Curranulla still handles a full workload making 13 return trips a day Monday to Friday and 40 trips on Saturday and Sunday for fifty weeks a year… that’s 8,500 trips per year. The other two weeks are for maintenance and weather. Having been in service for 73 years; that comes to a total of over 620,000 trips.
It’s a 2km trip making 1,241,000kms in total. Given the equator is 40,025kms, the faithful little Curranulla has circled the globe 31 times … and the Grand old Lady of Port Hacking won’t be retiring anytime soon.
Together with her Port Hacking colleague MV Tom Thumb III both ferries run across to Bundeena for the 8am service to carry 200 school children out and both ferries return to Bundeena at 4pm to take them all home again. Then in the mornings at 10.30am Tom Thumb III heads up river on a scheduled scenic cruise to fill in her day.
The Bundeena ferry run is occasionally influenced by heavy weather, wind and big seas to the extent of waves crashing over the landings on Bundeena wharf. Today the service is cancelled in big seas but in the ‘old days’ the service would run in most conditions.

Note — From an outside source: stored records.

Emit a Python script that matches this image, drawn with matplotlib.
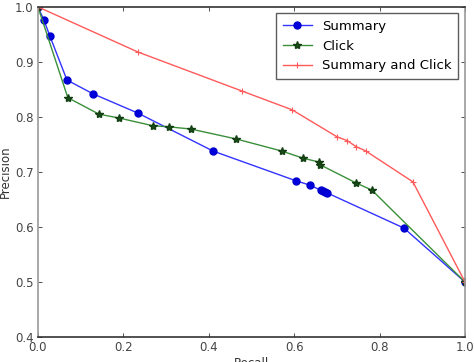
import matplotlib
matplotlib.use("Agg")
import matplotlib.pyplot as plt

summary_recall = [0.0, 0.014, 0.028, 0.068, 0.129, 0.234, 0.41, 0.604, 0.637, 0.662, 0.667, 0.672, 0.677, 0.857, 1.0]
summary_prec = [1.0, 0.976, 0.947, 0.867, 0.842, 0.807, 0.738, 0.684, 0.676, 0.667, 0.665, 0.664, 0.662, 0.598, 0.5]

click_recall = [0.0, 0.070, 0.143, 0.19, 0.269, 0.307, 0.358, 0.464, 0.571, 0.621, 0.658, 0.661, 0.745, 0.782, 1.0]
click_prec = [1.0, 0.835, 0.805, 0.798, 0.784, 0.782, 0.778, 0.760, 0.738, 0.725, 0.718, 0.713, 0.680, 0.667, 0.5]

both_recall = [0.0, 0.234, 0.478, 0.595, 0.70, 0.724, 0.745, 0.768, 0.878, 1.0]
both_prec = [1.0, 0.918, 0.847, 0.813, 0.764, 0.757, 0.746, 0.738, 0.682, 0.5]

x_ticks = [0.0, 0.2, 0.4, 0.6, 0.8, 1.0]
y_ticks = [0.4, 0.5, 0.6, 0.7, 0.8, 0.9, 1.0]

fig = plt.figure(figsize=(4.74, 3.62), dpi=100)
ax = fig.add_axes([0.080, 0.069, 0.901, 0.912])

ax.plot(summary_recall, summary_prec, color="#3333ff", marker="o", markersize=5,
        linewidth=1.0, markeredgecolor="#0000cc", markerfacecolor="#0000dd",
        label="Summary")
ax.plot(click_recall, click_prec, color="#3a8f3a", marker="*", markersize=6,
        linewidth=1.0, markeredgecolor="#123f12", markerfacecolor="#1a4a1a",
        label="Click")
ax.plot(both_recall, both_prec, color="#ff5a5a", marker="+", markersize=4.5,
        linewidth=1.0, markeredgewidth=0.8, markeredgecolor="#ff5a5a",
        label="Summary and Click")

ax.set_xlim(0, 1.0)
ax.set_ylim(0.4, 1.0)
ax.set_xticks(x_ticks)
ax.set_yticks(y_ticks)
ax.set_xticklabels([f"{v:.1f}" for v in x_ticks])
ax.set_yticklabels([f"{v:.1f}" for v in y_ticks])
ax.tick_params(direction="in", top=True, right=True, labelsize=8.5, colors="#333333",
               length=3, width=0.6, pad=3)
ax.tick_params(axis="both", labelcolor="#444444")
for side in ["left", "right"]:
    ax.spines[side].set_color("#999999")
    ax.spines[side].set_linewidth(1.2)
for side in ["top", "bottom"]:
    ax.spines[side].set_color("#333333")
    ax.spines[side].set_linewidth(1.2)

ax.set_xlabel("Recall", fontsize=8.5, color="#333333", labelpad=2)
ax.set_ylabel("Precision", fontsize=8.5, color="#333333", labelpad=2)

leg = ax.legend(loc="upper right", fontsize=9.5, frameon=True, fancybox=False,
                borderaxespad=0.5, handlelength=2.2, labelspacing=0.5,
                borderpad=0.5)
leg.get_frame().set_edgecolor("#333333")
leg.get_frame().set_linewidth(1.0)

fig.savefig("out.png", dpi=100)
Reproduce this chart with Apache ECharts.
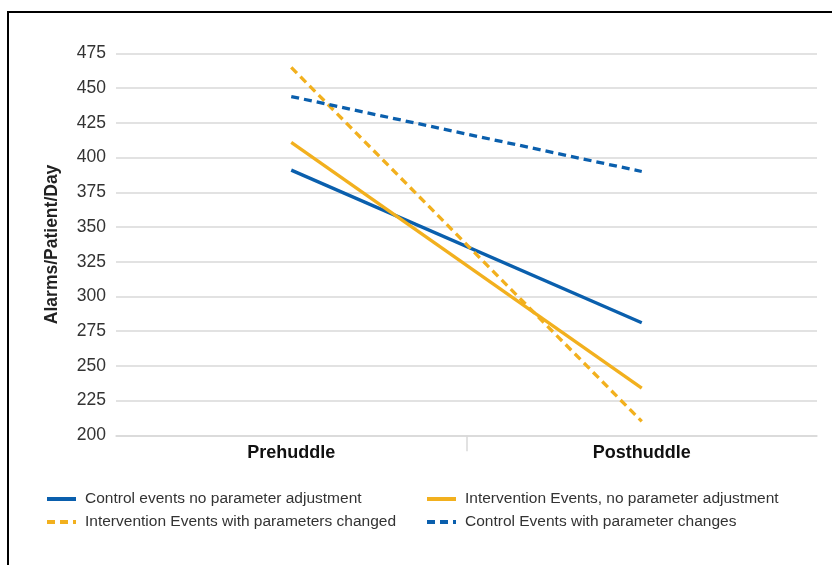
<!DOCTYPE html>
<html><head><meta charset="utf-8">
<script src="https://cdn.jsdelivr.net/npm/echarts@6/dist/echarts.min.js"></script>
<style>html,body{margin:0;padding:0;background:#fff}#c{width:832px;height:565px}</style>
</head><body><div id="c"></div>
<script>
const categories = ['Prehuddle', 'Posthuddle'];
const controlNoParam = [391, 281];
const interventionNoParam = [411, 234];
const interventionWithParams = [465, 210];
const controlWithParams = [444, 390];
const yTicks = {min: 200, max: 475, interval: 25};

const BLUE = '#0a5fad', YELLOW = '#f2b01e';
const FONT = '"Liberation Sans", Arial, sans-serif';
const chart = echarts.init(document.getElementById('c'));
function s(name, data, color, type) {
  return {name, type: 'line', data, symbol: 'none', silent: true, xAxisIndex: 0,
    lineStyle: {color, width: 3.3, type: type === 'dashed' ? [8, 5] : 'solid'},
    itemStyle: {color}};
}
const legendBase = {top: 491, orient: 'vertical', padding: 0, itemWidth: 29, itemHeight: 12, itemGap: 7,
  itemStyle: {opacity: 0},
  lineStyle: {width: 4},
  textStyle: {fontFamily: FONT, fontSize: 15.5, color: '#333', padding: [0, 0, 0, 4]}};
chart.setOption({
  animation: false,
  graphic: [{type: 'rect', shape: {x: 8, y: 12, width: 840, height: 580},
    style: {fill: 'none', stroke: '#000', lineWidth: 2}, silent: true}],
  grid: {left: 116, right: 15, top: 53.5, bottom: 129.7},
  legend: [
    Object.assign({}, legendBase, {left: 45,
      data: ['Control events no parameter adjustment', 'Intervention Events with parameters changed']}),
    Object.assign({}, legendBase, {left: 425,
      data: ['Intervention Events, no parameter adjustment', 'Control Events with parameter changes']})
  ],
  xAxis: [
    {type: 'category', data: categories, boundaryGap: true,
      axisLine: {lineStyle: {color: '#d9d9d9', width: 1.5}},
      axisTick: {show: false},
      axisLabel: {fontFamily: FONT, fontSize: 18, fontWeight: 'bold', color: '#111', margin: 9}},
    {type: 'category', data: ['', 'mid', ''], boundaryGap: false, position: 'bottom',
      axisLine: {show: false}, axisLabel: {show: false}, splitLine: {show: false},
      axisTick: {show: true, length: 16, interval: (i) => i === 1, lineStyle: {color: '#d9d9d9', width: 1.5}}}
  ],
  yAxis: {type: 'value', min: yTicks.min, max: yTicks.max, interval: yTicks.interval,
    name: 'Alarms/Patient/Day', nameLocation: 'middle', nameGap: 55,
    nameTextStyle: {fontFamily: FONT, fontSize: 17.5, color: '#222', fontWeight: 'bold'},
    axisLine: {show: false}, axisTick: {show: false},
    axisLabel: {fontFamily: FONT, fontSize: 17.5, color: '#333', margin: 10},
    splitLine: {lineStyle: {color: '#d9d9d9', width: 1.5}}},
  series: [
    s('Control events no parameter adjustment', controlNoParam, BLUE, 'solid'),
    s('Intervention Events, no parameter adjustment', interventionNoParam, YELLOW, 'solid'),
    s('Intervention Events with parameters changed', interventionWithParams, YELLOW, 'dashed'),
    s('Control Events with parameter changes', controlWithParams, BLUE, 'dashed')
  ]
});
</script></body></html>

One occasion, in June 1948, is known as the “The Great Crossing at Bundeena”. Curranulla departed Cronulla for Bundeena but the huge seas made it impossible to cross the bay.
The ferry master was determined to get his passengers home. He turned the ferry around and returned to Cronulla to pick up three rowboats. He towed them behind Curranulla but instead of heading seaward to Bundeena he turned and surfed up river to the township of Maianbar – adjacent to Bundeena.
The passengers were helped into the rowboats and rowed ashore with waves crashing over the ferry and onto the beach. An artist was one of the first to go ashore and recorded the scene in a painting.